I first considered the n=1 case: Fixing $\displaystyle x\neq 0$, define $\displaystyle g0,\infty)\to \mathbb{R}$ by $\displaystyle g(\lambda) = f(\lambda x)$. We have $\displaystyle g(\lambda) = \lambda^p f(x)$ for all $\displaystyle \lambda>0$. Differentiating with respect to $\displaystyle \lambda$ gives $\displaystyle g'(\lambda) = p\lambda^{p-1}f(x)$.
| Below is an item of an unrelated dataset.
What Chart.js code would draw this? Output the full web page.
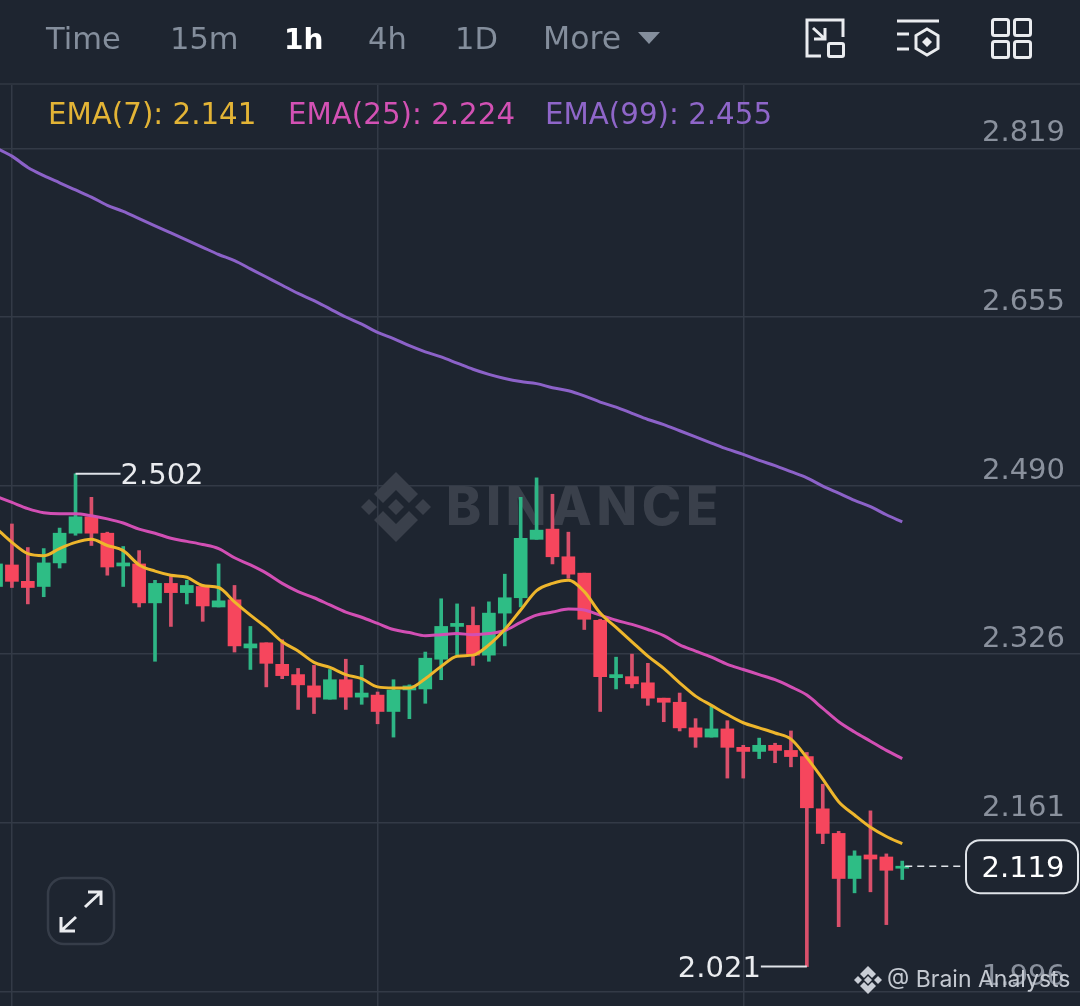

On the other hand, $\displaystyle g'(\lambda) = \tfrac{d}{d\lambda} f(\lambda x) = x f'(\lambda x)$. I do not know how to justify this step however: f is defined on R-0, so how does one go about differentiating with respect to a variable that has a restricted domain?

One simply stays in the restricted domain!

I would then have
$\displaystyle x f'(\lambda x) = p\lambda^{p-1}f(x)$, and taking $\displaystyle \lambda=1$ gives the desired result.

Onto the general case, fixing $\displaystyle x=(x_1,\ldots, x_n)\in \mathbb{R}-0$ and defining $\displaystyle g(\lambda) = f(\lambda x)$ again, we have $\displaystyle g'(\lambda) = p\lambda^{p-1}f(x)$ and on the other hand, by the chain rule,
$\displaystyle g'(\lambda) = \frac{d}{d\lambda}f(\lambda x_1, \ldots, \lambda x_n) = x_1 \tfrac{\partial f}{\partial x_1}(\lambda x) + \ldots + x_n\tfrac{\partial f}{\partial x_n}(\lambda x) = x\cdot \nabla f(\lambda x)$. Taking $\displaystyle \lambda=1$ again gives the result.

3. Yes I meant $\displaystyle \mathbb{R}^n- \{0\}$; please forgive my poor notation. I'm glad my work was ok, thanks HallsofIvy!